Former owner of Wittenborn Art Book Store
I first used The New York Society Library in 1971 to help in cataloguing a collection of Riche family papers of the 17th-century (mostly on the explorations and colonization of Bermuda). The Library had the Public Records Office papers, which were of great help, as well as older books of U.S. history to help in identifying persons and places. Many of these have been used to pulp in the larger libraries.
About five years ago, I was looking up Jefferson's letters to one of the promoters of French lithography and, discovering that he had been made a member of the American Philosophical Society, found their proceedings at the Library. A year ago, I was checking on Sarah Bernhardt and the Paris of her time. For my project of a list of French book-sale catalogues, I had been noting significant happenings in Paris that might have affected the auctions; not only revolutions but also floods, cold snaps, and plagues. To those who have not done precise work of this kind, it seems that there must be something already written. Alas, it is not the case. The wonderful collection of memoirs in the Library is a great help. For one who might wish to get a handle on what was really going on politically in Paris from the turn of the century to 1940, for example, Richard Hale's Democratic France is an excellent book. Hale knew many of the politicians and was aware of the rivalries. It is much like trying to explain to a foreigner just why the head of the Appropriations Committee is among the top five most powerful people in U.S. politics.

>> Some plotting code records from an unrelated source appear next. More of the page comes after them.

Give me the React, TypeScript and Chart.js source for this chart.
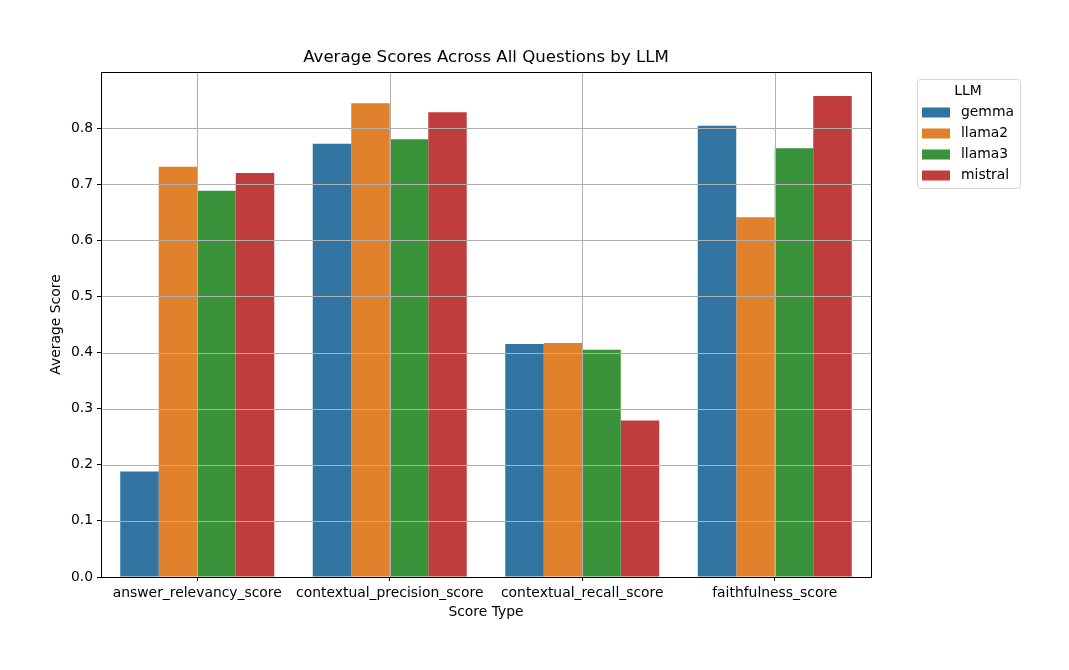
import React, { useEffect, useRef } from "react";
import { Chart, registerables } from "chart.js";

Chart.register(...registerables);

const categories = [
  "answer_relevancy_score",
  "contextual_precision_score",
  "contextual_recall_score",
  "faithfulness_score",
];
const llms = ["gemma", "llama2", "llama3", "mistral"];
const gemma = [0.188, 0.772, 0.415, 0.804];
const llama2 = [0.731, 0.844, 0.417, 0.641];
const llama3 = [0.688, 0.780, 0.405, 0.764];
const mistral = [0.720, 0.828, 0.279, 0.857];
const colors = ["#3274a1", "#e1812c", "#3a923a", "#c03d3e"];
const yTicks = [0, 0.1, 0.2, 0.3, 0.4, 0.5, 0.6, 0.7, 0.8];

const FONT = "'DejaVu Sans', sans-serif";
const FS = 13.9;

const overlay = {
  id: "overlay",
  afterDatasetsDraw(chart: any) {
    const { ctx, chartArea: a, scales } = chart;
    const xs = scales.x;
    const ys = scales.y;
    ctx.save();
    ctx.strokeStyle = "#b0b0b0";
    ctx.lineWidth = 1;
    ctx.beginPath();
    yTicks.forEach((v) => {
      const y = Math.round(ys.getPixelForValue(v)) + 0.5;
      ctx.moveTo(a.left, y);
      ctx.lineTo(a.right, y);
    });
    categories.forEach((_, i) => {
      const x = Math.round(xs.getPixelForValue(i)) + 0.5;
      ctx.moveTo(x, a.top);
      ctx.lineTo(x, a.bottom);
    });
    ctx.stroke();
    ctx.strokeStyle = "#000";
    ctx.lineWidth = 1;
    ctx.strokeRect(Math.round(a.left) + 0.5, Math.round(a.top) + 0.5, Math.round(a.right - a.left), Math.round(a.bottom - a.top));
    ctx.fillStyle = "#000";
    ctx.textAlign = "center";
    ctx.textBaseline = "middle";
    ctx.font = `16.6px ${FONT}`;
    const cx = (a.left + a.right) / 2;
    ctx.fillText("Average Scores Across All Questions by LLM", cx, 58);
    ctx.font = `${FS}px ${FONT}`;
    ctx.fillText("Score Type", cx, 612.5);
    ctx.save();
    ctx.translate(56, (a.top + a.bottom) / 2);
    ctx.rotate(-Math.PI / 2);
    ctx.fillText("Average Score", 0, 0);
    ctx.restore();
    const lx = 917, ly = 79.5, lw = 103, lh = 109;
    ctx.fillStyle = "rgba(255,255,255,0.8)";
    ctx.strokeStyle = "#d6d6d6";
    ctx.lineWidth = 1;
    ctx.beginPath();
    (ctx as any).roundRect(lx + 0.5, ly, lw, lh, 3);
    ctx.fill();
    ctx.stroke();
    ctx.fillStyle = "#000";
    ctx.textAlign = "center";
    ctx.fillText("LLM", 968, 91);
    ctx.textAlign = "left";
    const rows = [112.5, 133.5, 154.5, 175.5];
    llms.forEach((name, i) => {
      ctx.fillStyle = colors[i];
      ctx.fillRect(922, rows[i] - 5, 28, 10);
      ctx.fillStyle = "#000";
      ctx.fillText(name, 961, rows[i]);
    });
    ctx.restore();
  },
};

export default function App() {
  const ref = useRef<HTMLCanvasElement>(null);
  useEffect(() => {
    if (!ref.current) return;
    const series = [gemma, llama2, llama3, mistral];
    const chart = new Chart(ref.current, {
      type: "bar",
      data: {
        labels: categories,
        datasets: llms.map((name, i) => ({
          label: name,
          data: series[i],
          backgroundColor: colors[i],
          borderWidth: 0,
          categoryPercentage: 0.8,
          barPercentage: 1.0,
        })),
      },
      options: {
        responsive: false,
        animation: false,
        devicePixelRatio: 1,
        layout: { padding: { left: 0, top: 72, right: 198, bottom: 0 } },
        plugins: {
          legend: { display: false },
          title: { display: false },
          tooltip: { enabled: false },
        },
        scales: {
          x: {
            offset: true,
            grid: {
              offset: false,
              color: "rgba(0,0,0,0)",
              drawTicks: true,
              tickLength: 4,
              tickColor: "#000",
            },
            border: { display: true, color: "#000" },
            ticks: {
              color: "#000",
              padding: 4,
              maxRotation: 0,
              autoSkip: false,
              font: { family: FONT, size: FS },
            },
            afterFit: (s: any) => {
              s.height = 93;
            },
          },
          y: {
            min: 0,
            max: 0.8998,
            grid: {
              color: "rgba(0,0,0,0)",
              drawTicks: true,
              tickLength: 4,
              tickColor: "#000",
            },
            border: { display: true, color: "#000" },
            afterBuildTicks: (s: any) => {
              s.ticks = yTicks.map((v) => ({ value: v }));
            },
            ticks: {
              color: "#000",
              padding: 4,
              font: { family: FONT, size: FS },
              callback: (v: any) => Number(v).toFixed(1),
            },
            afterFit: (s: any) => {
              s.width = 101;
            },
          },
        },
      },
      plugins: [overlay],
    });
    return () => chart.destroy();
  }, []);
  return (
    <canvas
      ref={ref}
      width={1069}
      height={670}
      style={{ position: "absolute", left: 0, top: 0, width: 1069, height: 670 }}
    />
  );
}
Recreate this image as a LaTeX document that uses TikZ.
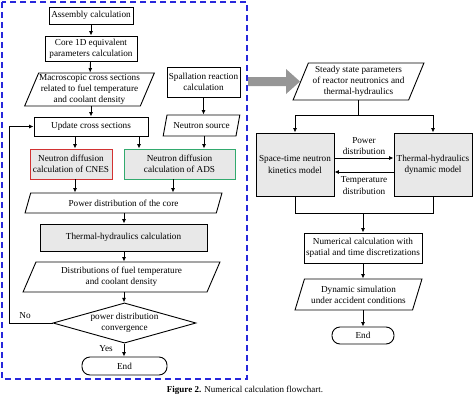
\documentclass[tikz,border=0pt]{standalone}
\usepackage{fontspec}
\setmainfont{Liberation Serif}
\usetikzlibrary{shapes.geometric,arrows.meta}
\definecolor{dblue}{RGB}{40,40,220}
\definecolor{bred}{RGB}{210,50,50}
\definecolor{bgreen}{RGB}{50,170,110}
\definecolor{lgray}{RGB}{232,232,232}
\definecolor{agray}{RGB}{150,150,150}
\tikzset{
  base/.style={draw, line width=0.9pt, align=center, inner sep=0.5pt},
  box/.style={base, rectangle},
  gbox/.style={base, rectangle, fill=lgray},
  para/.style={base, trapezium, trapezium left angle=66, trapezium right angle=114, trapezium stretches=true},
  dec/.style={base, diamond, aspect=3.5},
  term/.style={base, rectangle, rounded corners=8pt},
  arr/.style={line width=0.9pt, -{Latex[length=4.5pt,width=4pt]}},
  ln/.style={line width=0.9pt},
  lbl/.style={align=center, inner sep=0pt}
}
\begin{document}
\begin{tikzpicture}[x=1pt,y=-1pt,font=\fontsize{9.2}{11.2}\selectfont]
\useasboundingbox (0,0) rectangle (474,402);
% dashed frame
\draw[dblue, line width=2pt, dash pattern=on 6pt off 4pt] (2,2) rectangle (247,379);
% left column
\node[box, minimum width=84pt, minimum height=17pt] (asm) at (91,15.5) {Assembly calculation};
\node[box, minimum width=92pt, minimum height=25pt] (core) at (91,48.5) {Core 1D equivalent\\parameters calculation};
\node[para, minimum width=129pt, minimum height=33pt] (macro) at (89.5,89.5) {Macroscopic cross sections\\related to fuel temperature\\and coolant density};
\node[box, minimum width=114pt, minimum height=19pt] (upd) at (91,126.5) {Update cross sections};
\node[box, minimum width=73pt, minimum height=30pt] (spal) at (203.5,82) {Spallation reaction\\calculation};
\node[para, minimum width=77pt, minimum height=21pt] (nsrc) at (201.5,125.5) {Neutron source};
\node[gbox, draw=bred, minimum width=82pt, minimum height=30pt] (cnes) at (71,164) {Neutron diffusion\\calculation of CNES};
\node[gbox, draw=bgreen, minimum width=111pt, minimum height=30pt] (ads) at (179.5,164) {Neutron diffusion\\calculation of ADS};
\node[para, minimum width=197pt, minimum height=20pt] (pow) at (123.5,203) {Power distribution of the core};
\node[gbox, minimum width=167pt, minimum height=27pt] (th) at (123.5,237.5) {Thermal-hydraulics calculation};
\node[para, minimum width=197pt, minimum height=30pt] (dist) at (121.5,277) {Distributions of fuel temperature\\and coolant density};
\node[dec, minimum width=143pt, minimum height=40pt] (conv) at (124.5,323) {power distribution\\convergence};
\node[term, minimum width=85pt, minimum height=18pt] (end1) at (124.5,366) {End};
\node[lbl] (yes) at (106,349) {Yes};
\node[lbl] (no) at (25,316) {No};
% left connectors
\draw[arr] (asm) -- (core);
\draw[arr] (core) -- (macro);
\draw[arr] (macro.south -| upd.north) -- (upd);
\draw[arr] (spal) -- (spal.south |- nsrc.north);
\draw[arr] (upd.south -| 75,0) -- (cnes.north -| 75,0);
\draw[arr] (upd.south -| 139,0) -- (ads.north -| 139,0);
\draw[arr] (nsrc.south -| 204,0) -- (ads.north -| 204,0);
\draw[arr] (cnes.south -| 75,0) -- (pow.north -| 75,0);
\draw[arr] (ads.south -| 173,0) -- (pow.north -| 173,0);
\draw[arr] (pow.south -| 124,0) -- (th.north -| 124,0);
\draw[arr] (th.south -| 124,0) -- (dist.north -| 124,0);
\draw[arr] (dist.south -| 124,0) -- (conv.north -| 124,0);
\draw[arr] (conv.south -| 124,0) -- (end1.north -| 124,0);
\draw[arr] (conv.west) -- ++(-43,0) |- (upd.west);
% big gray arrow
\fill[agray] (248,77) -- (286,77) -- (286,69) -- (300,81.5) -- (286,94) -- (286,86) -- (248,86) -- cycle;
% right column
\node[para, minimum width=131pt, minimum height=37pt] (steady) at (358.5,81.5) {Steady state parameters\\of reactor neutronics and\\thermal-hydraulics};
\node[gbox, minimum width=78pt, minimum height=63pt] (stn) at (295,164.5) {Space-time neutron\\kinetics model};
\node[gbox, minimum width=78pt, minimum height=63pt] (thd) at (433,164.5) {Thermal-hydraulics\\dynamic model};
\node[box, minimum width=118pt, minimum height=30pt] (num) at (363,248) {Numerical calculation with\\spatial and time discretizations};
\node[para, minimum width=127pt, minimum height=31pt] (dyn) at (358.5,294.5) {Dynamic simulation\\under accident conditions};
\node[term, minimum width=62pt, minimum height=17pt] (end2) at (363,335.5) {End};
\node[lbl] (pd) at (364,146) {Power\\distribution};
\node[lbl] (td) at (364,185.5) {Temperature\\distribution};
% right connectors
\draw[arr] (steady.south) -- ++(0,15) -| (stn.north);
\draw[arr] (steady.south) -- ++(0,15) -| (thd.north);
\draw[arr] (stn.east |- 0,158) -- (thd.west |- 0,158);
\draw[arr] (thd.west |- 0,172) -- (stn.east |- 0,172);
\draw[ln] (stn.south) -- ++(0,17) -| (thd.south);
\draw[arr] (num.north |- 0,213) -- (num.north);
\draw[arr] (num.south) -- (num.south |- dyn.north);
\draw[arr] (dyn.south -| end2.north) -- (end2.north);
% caption
\node[lbl, font=\fontsize{9}{11}\selectfont] (cap) at (245,390) {\textbf{Figure 2.} Numerical calculation flowchart.};
\end{tikzpicture}
\end{document}
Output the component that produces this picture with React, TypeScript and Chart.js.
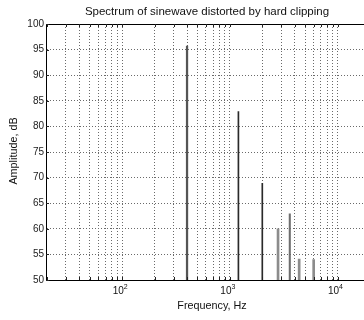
import React, { useEffect, useRef } from "react";
import { Chart, registerables } from "chart.js";

Chart.register(...registerables);

// ---- data ----
const freqs = [400, 1200, 2000, 2800, 3600, 4400, 6000];
const amps = [95.7, 82.9, 68.9, 60.0, 62.9, 54.1, 54.0];
const stemColors = ["#555555", "#2a2a2a", "#2a2a2a", "#8c8c8c", "#6e6e6e", "#8c8c8c", "#8c8c8c"];
const stemWidths = [1.6, 1, 1, 2, 1.4, 2, 2];

const yTicks = [50, 55, 60, 65, 70, 75, 80, 85, 90, 95, 100];
const xGridTicks = [
  20, 30, 40, 50, 60, 70, 80, 90,
  100, 200, 300, 400, 500, 600, 700, 800, 900,
  1000, 2000, 3000, 4000, 5000, 6000, 7000, 8000, 9000,
  10000,
];
const xLabelValues = [100, 1000, 10000];
const xLabelExps = ["2", "3", "4"];
const xMin = 19.6;
const xMax = 17600;
const yMin = 50;
const yMax = 100;

const titleText = "Spectrum of sinewave distorted by hard clipping";
const xTitleText = "Frequency, Hz";
const yTitleText = "Amplitude, dB";

const FONT = "'Liberation Sans', Arial, Helvetica, sans-serif";

const decorPlugin = {
  id: "decor",
  afterDraw(chart: any) {
    const ctx = chart.ctx as CanvasRenderingContext2D;
    const area = chart.chartArea;
    const xs = chart.scales.x;
    const ys = chart.scales.y;
    ctx.save();
    // top border
    ctx.strokeStyle = "#000";
    ctx.lineWidth = 1;
    ctx.beginPath();
    ctx.moveTo(area.left, Math.round(area.top) + 0.5);
    ctx.lineTo(area.right, Math.round(area.top) + 0.5);
    ctx.stroke();
    // inward tick marks
    ctx.strokeStyle = "#222";
    ctx.beginPath();
    xGridTicks.forEach((v) => {
      const px = Math.round(xs.getPixelForValue(v)) + 0.5;
      ctx.moveTo(px, area.bottom);
      ctx.lineTo(px, area.bottom - 3);
      ctx.moveTo(px, area.top);
      ctx.lineTo(px, area.top + 3);
    });
    yTicks.forEach((v) => {
      const py = Math.round(ys.getPixelForValue(v)) + 0.5;
      ctx.moveTo(area.left, py);
      ctx.lineTo(area.left + 3, py);
    });
    ctx.stroke();

    ctx.fillStyle = "#111";
    // x tick labels with superscripts
    xLabelValues.forEach((v, i) => {
      const px = xs.getPixelForValue(v);
      ctx.font = `10px ${FONT}`;
      ctx.textAlign = "center";
      ctx.textBaseline = "alphabetic";
      ctx.fillText("10", px - 4, 294);
      ctx.font = `7px ${FONT}`;
      ctx.textAlign = "left";
      ctx.fillText(xLabelExps[i], px + 1.5, 289);
    });

    // title
    ctx.font = `11.5px ${FONT}`;
    ctx.textAlign = "center";
    ctx.textBaseline = "middle";
    ctx.fillText(titleText, 207, 12);
    // x title
    ctx.font = `10.8px ${FONT}`;
    ctx.fillText(xTitleText, 212, 306);
    // y title
    ctx.translate(14, 151);
    ctx.rotate(-Math.PI / 2);
    ctx.fillText(yTitleText, 0, 0);
    ctx.restore();
  },
};

export default function App() {
  const ref = useRef<HTMLCanvasElement | null>(null);

  useEffect(() => {
    if (!ref.current) return;
    const datasets = freqs.map((f, i) => ({
      data: [{ x: f, y: amps[i] }],
      backgroundColor: stemColors[i],
      borderWidth: 0,
      barThickness: stemWidths[i],
      grouped: false,
    }));
    const chart = new Chart(ref.current, {
      type: "bar",
      data: { datasets },
      options: {
        animation: false,
        responsive: false,
        maintainAspectRatio: false,
        devicePixelRatio: 1,
        layout: { padding: { top: 24, left: 0, right: 0, bottom: 0 } },
        plugins: {
          legend: { display: false },
          tooltip: { enabled: false },
          title: { display: false },
        },
        scales: {
          x: {
            type: "logarithmic",
            min: xMin,
            max: xMax,
            offset: false,
            afterBuildTicks: (scale: any) => {
              scale.ticks = xGridTicks.map((v) => ({ value: v }));
            },
            afterFit: (scale: any) => {
              scale.height = 40;
            },
            ticks: { display: false, autoSkip: false },
            grid: {
              display: true,
              drawTicks: false,
              tickLength: 0,
              color: "#6a6a6a",
              lineWidth: 1,
              offset: false,
            },
            border: { display: true, color: "#000", width: 1, dash: [1, 2] },
          },
          y: {
            type: "linear",
            min: yMin,
            max: yMax,
            afterBuildTicks: (scale: any) => {
              scale.ticks = yTicks.map((v) => ({ value: v }));
            },
            afterFit: (scale: any) => {
              scale.width = 46;
            },
            ticks: {
              autoSkip: false,
              padding: 2,
              color: "#222",
              font: { family: FONT, size: 10 },
              callback: (v: any) => String(v),
            },
            grid: {
              display: true,
              drawTicks: false,
              tickLength: 0,
              color: "#6a6a6a",
              lineWidth: 1,
            },
            border: { display: true, color: "#000", width: 1, dash: [1, 2] },
          },
        },
      },
      plugins: [decorPlugin],
    } as any);
    return () => chart.destroy();
  }, []);

  return (
    <div style={{ position: "fixed", left: 0, top: 0, width: 364, height: 320, background: "#fff" }}>
      <canvas ref={ref} width={364} height={320} style={{ width: 364, height: 320, display: "block" }} />
    </div>
  );
}
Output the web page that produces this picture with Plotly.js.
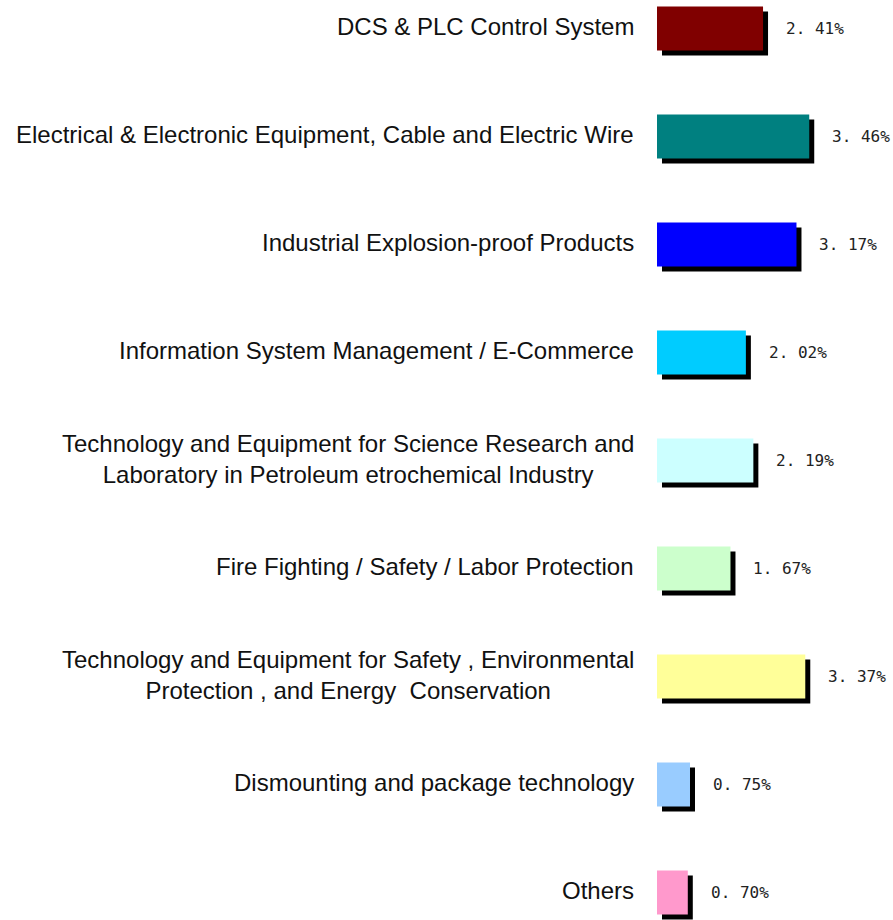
<!DOCTYPE html>
<html>
<head>
<meta charset="utf-8">
<script src="https://cdn.plot.ly/plotly-3.0.1.min.js"></script>
<style>html,body{margin:0;padding:0;background:#fff;}#chart{width:893px;height:920px;}</style>
</head>
<body>
<div id="chart"></div>
<script>
const categories = [
  "DCS & PLC Control System",
  "Electrical & Electronic Equipment, Cable and Electric Wire",
  "Industrial Explosion-proof Products",
  "Information System Management / E-Commerce",
  "Technology and Equipment for Science Research and<br>Laboratory in Petroleum etrochemical Industry",
  "Fire Fighting / Safety / Labor Protection",
  "Technology and Equipment for Safety , Environmental<br>Protection , and Energy  Conservation",
  "Dismounting and package technology",
  "Others"
];
const values = [2.41, 3.46, 3.17, 2.02, 2.19, 1.67, 3.37, 0.75, 0.70];
const valueLabels = ["2. 41%", "3. 46%", "3. 17%", "2. 02%", "2. 19%", "1. 67%", "3. 37%", "0. 75%", "0. 70%"];
const colors = ["#800000", "#008080", "#0000FF", "#00CCFF", "#CCFFFF", "#CCFFCC", "#FFFF99", "#99CCFF", "#FF99CC"];

const positions = categories.map((c, i) => i);

// pixel geometry helpers
const W = 893, H = 920;
const left = 657;             // x zero position (px)
const pxPerUnit = 44;
const rowPx = 108;
const firstRowPx = 28.5;
const barPx = 44;
const shadowDx = 5, shadowDy = 5;

const xMax = (W - left) / pxPerUnit;
const yTop = -firstRowPx / rowPx;
const yBottom = yTop + H / rowPx;
const barW = barPx / rowPx;

// shadow on primary axes (drawn first), shifted right/down
const shadow = {
  type: 'bar', orientation: 'h',
  x: values, y: positions,
  xaxis: 'x', yaxis: 'y',
  width: barW,
  marker: {color: '#000000', line: {width: 0}},
  hoverinfo: 'skip', showlegend: false
};
// coloured bars on overlaying axes (drawn on top)
const bars = {
  type: 'bar', orientation: 'h',
  x: values, y: positions,
  xaxis: 'x2', yaxis: 'y2',
  width: barW,
  marker: {color: colors, line: {width: 0}},
  hoverinfo: 'x', showlegend: false
};

const annotations = [];
categories.forEach((c, i) => {
  annotations.push({
    xref: 'x2', yref: 'y2', x: 0, y: positions[i],
    xanchor: 'right', yanchor: 'middle', align: 'center',
    xshift: -21, yshift: 2,
    text: c, showarrow: false,
    font: {family: 'Liberation Sans, Arial, sans-serif', size: 24, color: '#111'}
  });
  annotations.push({
    xref: 'x2', yref: 'y2', x: values[i], y: positions[i],
    xanchor: 'left', yanchor: 'middle',
    xshift: 21, yshift: 0,
    text: valueLabels[i], showarrow: false,
    font: {family: 'DejaVu Sans Mono, monospace', size: 16, color: '#222'}
  });
});

const axisOff = {showgrid: false, zeroline: false, showticklabels: false, showline: false, ticks: '', fixedrange: true};

const layout = {
  width: W, height: H,
  margin: {l: left, r: 0, t: 0, b: 0, pad: 0},
  paper_bgcolor: '#ffffff', plot_bgcolor: '#ffffff',
  barmode: 'overlay',
  xaxis: Object.assign({range: [-shadowDx / pxPerUnit, xMax - shadowDx / pxPerUnit]}, axisOff),
  yaxis: Object.assign({range: [yBottom - shadowDy / rowPx, yTop - shadowDy / rowPx]}, axisOff),
  xaxis2: Object.assign({range: [0, xMax], overlaying: 'x'}, axisOff),
  yaxis2: Object.assign({range: [yBottom, yTop], overlaying: 'y'}, axisOff),
  annotations: annotations
};

Plotly.newPlot('chart', [shadow, bars], layout, {displayModeBar: false, staticPlot: true});
</script>
</body>
</html>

Lately I have been looking into Eugene Delacroix's visit to Morocco in 1832. The Library's collection of memoirs and travels to Morocco is most helpful. It is a matter not only of histories of the period but of biographies of such as Louis Phillippe, whose son was involved in the French incursion into Algeria. The 42nd Street Library (my alma mater) has become mired in technology as well as in the demands of academics and their term-paper-producing students. One might almost say that it attempts to have too much information and ends by losing the pertinent information.